Elements of Quantum Meruit
In order to succeed on a claim of quantum meruit, a plaintiff must satisfy specific legal elements that demonstrate the validity of their claim. The court outlined that Eisele was required to prove four essential elements: first, that he rendered valuable services to the appellees; second, that those services were accepted, used, and enjoyed by the appellees; third, that Eisele provided these services under circumstances that would reasonably notify the appellees of his expectation for payment; and fourth, that without payment, the appellees would be unjustly enriched. The court evaluated whether Eisele could establish each of these elements based on the evidence presented. It determined that Eisele failed to demonstrate that he provided any services after the expiration of the contract that would qualify for compensation. The court noted that Eisele had not submitted an offer nor secured a buyer during the period when his contract was in effect, which meant he did not fulfill the terms necessary for earning a commission. Moreover, the court found that Eisele's subsequent actions and communications did not indicate an expectation of payment, undermining his claim. Thus, Eisele's inability to prove these required elements led to the conclusion that his quantum meruit claim could not succeed.
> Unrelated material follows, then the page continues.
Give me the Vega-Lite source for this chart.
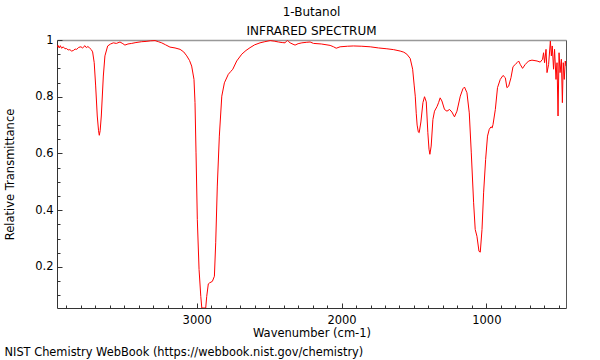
{
  "$schema": "https://vega.github.io/schema/vega-lite/v6.json",
  "autosize": "none",
  "width": 509,
  "height": 268,
  "padding": {"left": 57, "top": 40, "right": 34, "bottom": 52},
  "background": "white",
  "config": {
    "view": {"stroke": null},
    "font": "DejaVu Sans",
    "axis": {"labelFont": "DejaVu Sans", "titleFont": "DejaVu Sans", "labelFontSize": 11.5, "titleFontSize": 11.5, "titleFontWeight": "normal", "labelColor": "#000", "titleColor": "#000", "grid": false, "domainColor": "#333", "tickColor": "#333"}
  },
  "title": {
    "text": "1-Butanol",
    "subtitle": "INFRARED SPECTRUM",
    "anchor": "middle",
    "font": "DejaVu Sans",
    "subtitleFont": "DejaVu Sans",
    "fontSize": 12,
    "subtitleFontSize": 12,
    "fontWeight": "normal",
    "color": "#000",
    "subtitleColor": "#000",
    "offset": -4,
    "subtitlePadding": 7
  },
  "data": {"values": [
    {"w": 3965, "t": 0.975}, {"w": 3958, "t": 0.981}, {"w": 3950, "t": 0.972}, {"w": 3942, "t": 0.980},
    {"w": 3933, "t": 0.971}, {"w": 3922, "t": 0.976}, {"w": 3910, "t": 0.969}, {"w": 3900, "t": 0.970},
    {"w": 3888, "t": 0.965}, {"w": 3876, "t": 0.966}, {"w": 3864, "t": 0.961}, {"w": 3852, "t": 0.963},
    {"w": 3840, "t": 0.968}, {"w": 3829, "t": 0.967}, {"w": 3815, "t": 0.974}, {"w": 3800, "t": 0.976},
    {"w": 3788, "t": 0.972}, {"w": 3772, "t": 0.980}, {"w": 3762, "t": 0.973}, {"w": 3752, "t": 0.977},
    {"w": 3740, "t": 0.972}, {"w": 3728, "t": 0.966}, {"w": 3719, "t": 0.958}, {"w": 3708, "t": 0.920},
    {"w": 3698, "t": 0.838}, {"w": 3687, "t": 0.732}, {"w": 3678, "t": 0.680}, {"w": 3673, "t": 0.664},
    {"w": 3667, "t": 0.680}, {"w": 3659, "t": 0.732}, {"w": 3645, "t": 0.873}, {"w": 3634, "t": 0.944},
    {"w": 3615, "t": 0.979}, {"w": 3595, "t": 0.986}, {"w": 3576, "t": 0.990}, {"w": 3555, "t": 0.988},
    {"w": 3530, "t": 0.993}, {"w": 3510, "t": 0.987}, {"w": 3496, "t": 0.982}, {"w": 3475, "t": 0.986},
    {"w": 3449, "t": 0.988}, {"w": 3420, "t": 0.991}, {"w": 3380, "t": 0.994}, {"w": 3350, "t": 0.995},
    {"w": 3320, "t": 0.997}, {"w": 3288, "t": 0.998}, {"w": 3265, "t": 0.994}, {"w": 3242, "t": 0.990},
    {"w": 3215, "t": 0.983}, {"w": 3185, "t": 0.975}, {"w": 3150, "t": 0.972}, {"w": 3115, "t": 0.967},
    {"w": 3090, "t": 0.958}, {"w": 3069, "t": 0.944}, {"w": 3050, "t": 0.928}, {"w": 3035, "t": 0.908},
    {"w": 3019, "t": 0.861}, {"w": 3012, "t": 0.779}, {"w": 3005, "t": 0.602}, {"w": 2996, "t": 0.367},
    {"w": 2984, "t": 0.191}, {"w": 2972, "t": 0.096}, {"w": 2965, "t": 0.055}, {"w": 2938, "t": 0.055},
    {"w": 2931, "t": 0.096}, {"w": 2920, "t": 0.140}, {"w": 2913, "t": 0.143}, {"w": 2892, "t": 0.149},
    {"w": 2878, "t": 0.167}, {"w": 2869, "t": 0.285}, {"w": 2858, "t": 0.485}, {"w": 2844, "t": 0.661},
    {"w": 2827, "t": 0.802}, {"w": 2809, "t": 0.849}, {"w": 2782, "t": 0.879}, {"w": 2765, "t": 0.889},
    {"w": 2751, "t": 0.897}, {"w": 2724, "t": 0.926}, {"w": 2689, "t": 0.950}, {"w": 2660, "t": 0.963},
    {"w": 2632, "t": 0.973}, {"w": 2600, "t": 0.983}, {"w": 2563, "t": 0.990}, {"w": 2530, "t": 0.994},
    {"w": 2493, "t": 0.998}, {"w": 2465, "t": 0.996}, {"w": 2436, "t": 0.993}, {"w": 2410, "t": 0.991},
    {"w": 2390, "t": 0.990}, {"w": 2380, "t": 0.996}, {"w": 2374, "t": 0.999}, {"w": 2365, "t": 0.994},
    {"w": 2355, "t": 0.990}, {"w": 2335, "t": 0.985}, {"w": 2321, "t": 0.982}, {"w": 2300, "t": 0.987},
    {"w": 2274, "t": 0.990}, {"w": 2240, "t": 0.992}, {"w": 2217, "t": 0.993}, {"w": 2194, "t": 0.988},
    {"w": 2140, "t": 0.986}, {"w": 2079, "t": 0.981}, {"w": 2055, "t": 0.976}, {"w": 2037, "t": 0.971},
    {"w": 2010, "t": 0.976}, {"w": 1960, "t": 0.978}, {"w": 1918, "t": 0.979}, {"w": 1860, "t": 0.978},
    {"w": 1802, "t": 0.976}, {"w": 1745, "t": 0.972}, {"w": 1687, "t": 0.969}, {"w": 1640, "t": 0.966},
    {"w": 1595, "t": 0.961}, {"w": 1570, "t": 0.957}, {"w": 1549, "t": 0.950}, {"w": 1526, "t": 0.935},
    {"w": 1509, "t": 0.897}, {"w": 1498, "t": 0.838}, {"w": 1491, "t": 0.802}, {"w": 1484, "t": 0.740},
    {"w": 1478, "t": 0.700}, {"w": 1470, "t": 0.676}, {"w": 1464, "t": 0.673}, {"w": 1452, "t": 0.711},
    {"w": 1438, "t": 0.779}, {"w": 1427, "t": 0.800}, {"w": 1415, "t": 0.782}, {"w": 1404, "t": 0.673},
    {"w": 1396, "t": 0.615}, {"w": 1390, "t": 0.597}, {"w": 1381, "t": 0.626}, {"w": 1369, "t": 0.720},
    {"w": 1358, "t": 0.749}, {"w": 1341, "t": 0.765}, {"w": 1330, "t": 0.779}, {"w": 1319, "t": 0.796},
    {"w": 1307, "t": 0.785}, {"w": 1289, "t": 0.755}, {"w": 1272, "t": 0.749}, {"w": 1254, "t": 0.755},
    {"w": 1238, "t": 0.746}, {"w": 1220, "t": 0.729}, {"w": 1203, "t": 0.749}, {"w": 1180, "t": 0.802},
    {"w": 1162, "t": 0.828}, {"w": 1151, "t": 0.834}, {"w": 1134, "t": 0.814}, {"w": 1118, "t": 0.743},
    {"w": 1104, "t": 0.602}, {"w": 1088, "t": 0.426}, {"w": 1077, "t": 0.332}, {"w": 1065, "t": 0.308},
    {"w": 1051, "t": 0.255}, {"w": 1042, "t": 0.252}, {"w": 1030, "t": 0.332}, {"w": 1019, "t": 0.461},
    {"w": 1005, "t": 0.579}, {"w": 992, "t": 0.661}, {"w": 980, "t": 0.685}, {"w": 968, "t": 0.694},
    {"w": 960, "t": 0.690}, {"w": 954, "t": 0.702}, {"w": 938, "t": 0.755}, {"w": 923, "t": 0.832},
    {"w": 904, "t": 0.861}, {"w": 885, "t": 0.875}, {"w": 869, "t": 0.867}, {"w": 858, "t": 0.832},
    {"w": 846, "t": 0.837}, {"w": 830, "t": 0.867}, {"w": 816, "t": 0.906}, {"w": 800, "t": 0.914},
    {"w": 788, "t": 0.920}, {"w": 777, "t": 0.926}, {"w": 766, "t": 0.914}, {"w": 750, "t": 0.900},
    {"w": 731, "t": 0.914}, {"w": 708, "t": 0.926}, {"w": 685, "t": 0.929}, {"w": 650, "t": 0.926},
    {"w": 628, "t": 0.922}, {"w": 612, "t": 0.932}, {"w": 605, "t": 0.955}, {"w": 598, "t": 0.920},
    {"w": 588, "t": 0.967}, {"w": 581, "t": 0.885}, {"w": 570, "t": 0.914}, {"w": 558, "t": 0.996},
    {"w": 551, "t": 0.944}, {"w": 545, "t": 0.979}, {"w": 536, "t": 0.897}, {"w": 529, "t": 0.967},
    {"w": 519, "t": 0.861}, {"w": 512, "t": 0.920}, {"w": 505, "t": 0.732}, {"w": 498, "t": 0.955},
    {"w": 491, "t": 0.885}, {"w": 482, "t": 0.932}, {"w": 475, "t": 0.779}, {"w": 469, "t": 0.920},
    {"w": 462, "t": 0.861}, {"w": 455, "t": 0.926}, {"w": 450, "t": 0.908}
  ]},
  "resolve": {"axis": {"x": "independent", "y": "independent"}},
  "layer": [
    {
      "mark": {"type": "line", "color": "#ff0000", "strokeWidth": 1, "clip": true},
      "encoding": {
        "x": {"field": "w", "type": "quantitative",
          "scale": {"domain": [450, 3965], "reverse": true, "nice": false, "zero": false},
          "axis": {"orient": "bottom", "values": [1000, 2000, 3000], "format": "d", "tickSize": -5, "labelPadding": 11, "title": "Wavenumber (cm-1)", "titlePadding": 2}},
        "y": {"field": "t", "type": "quantitative",
          "scale": {"domain": [0.055, 1], "nice": false, "zero": false},
          "axis": {"orient": "left", "values": [0.2, 0.4, 0.6, 0.8, 1], "format": "~g", "tickSize": -5, "labelPadding": 9, "title": "Relative Transmittance", "titlePadding": 19}}
      }
    },
    {
      "mark": {"type": "line", "strokeOpacity": 0},
      "encoding": {
        "x": {"field": "w", "type": "quantitative",
          "axis": {"orient": "bottom", "values": [500, 600, 700, 800, 900, 1100, 1200, 1300, 1400, 1500, 1600, 1700, 1800, 1900, 2100, 2200, 2300, 2400, 2500, 2600, 2700, 2800, 2900, 3100, 3200, 3300, 3400, 3500, 3600, 3700, 3800, 3900], "labels": false, "domain": false, "tickSize": -3, "title": null}},
        "y": {"field": "t", "type": "quantitative",
          "axis": {"orient": "left", "values": [0.1, 0.15, 0.25, 0.3, 0.35, 0.45, 0.5, 0.55, 0.65, 0.7, 0.75, 0.85, 0.9, 0.95], "labels": false, "domain": false, "tickSize": -3, "title": null}}
      }
    },
    {
      "mark": {"type": "line", "strokeOpacity": 0},
      "encoding": {
        "x": {"field": "w", "type": "quantitative",
          "axis": {"orient": "top", "ticks": false, "labels": false, "domainColor": "#999", "domainWidth": 1.5, "title": null}},
        "y": {"field": "t", "type": "quantitative",
          "axis": {"orient": "right", "ticks": false, "labels": false, "domainColor": "#555", "domainWidth": 1,
            "title": "NIST Chemistry WebBook (https://webbook.nist.gov/chemistry)", "titleFontSize": 11.4, "titleAngle": 0, "titleX": -562, "titleY": 312, "titleAlign": "left", "titleBaseline": "middle"}}
      }
    }
  ]
}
Public Policy Considerations
The court also considered the implications of allowing Eisele to recover under quantum meruit in light of public policy principles. It articulated that permitting Eisele to recover would contradict established legal doctrines and principles surrounding contract enforcement and agency relationships. The court noted that Eisele had previously recognized the necessity of a written agreement to secure compensation, and his actions post-contract demonstrated an understanding that he was not entitled to remuneration without such an agreement in place. Additionally, the court pointed out that Eisele's failure to communicate critical information to the appellees regarding negotiations with potential buyers could be seen as a breach of the duties he owed as an agent. This lack of transparency and adherence to his obligations as an agent raised concerns about the integrity of agency relationships and the expectations of principals regarding their agents’ conduct. The court concluded that allowing Eisele to recover on his quantum meruit claim would not only undermine the written contract’s terms but also potentially encourage behavior that conflicts with the fiduciary responsibilities inherent in agency relationships.
Conclusion of the Court
The Supreme Court of Wyoming affirmed the district court's ruling, concluding that Eisele had failed to establish the necessary elements for a quantum meruit claim. The court emphasized that Eisele did not provide valuable services to the appellees after the expiration of the written contract and that he had not communicated any expectation of payment for his post-contract efforts. Furthermore, the court highlighted that Eisele’s actions were inconsistent with the role of an agent, particularly his failure to keep the shareholders informed of vital information during negotiations. As a result, the court determined that there were no genuine issues of material fact that would preclude the grant of summary judgment in favor of the appellees. The ruling underscored the importance of adhering to contractual obligations and the necessity of clear communication in agency relationships. The court’s decision ultimately reinforced the principles of quantum meruit and the importance of establishing a reasonable expectation of payment in recovery claims.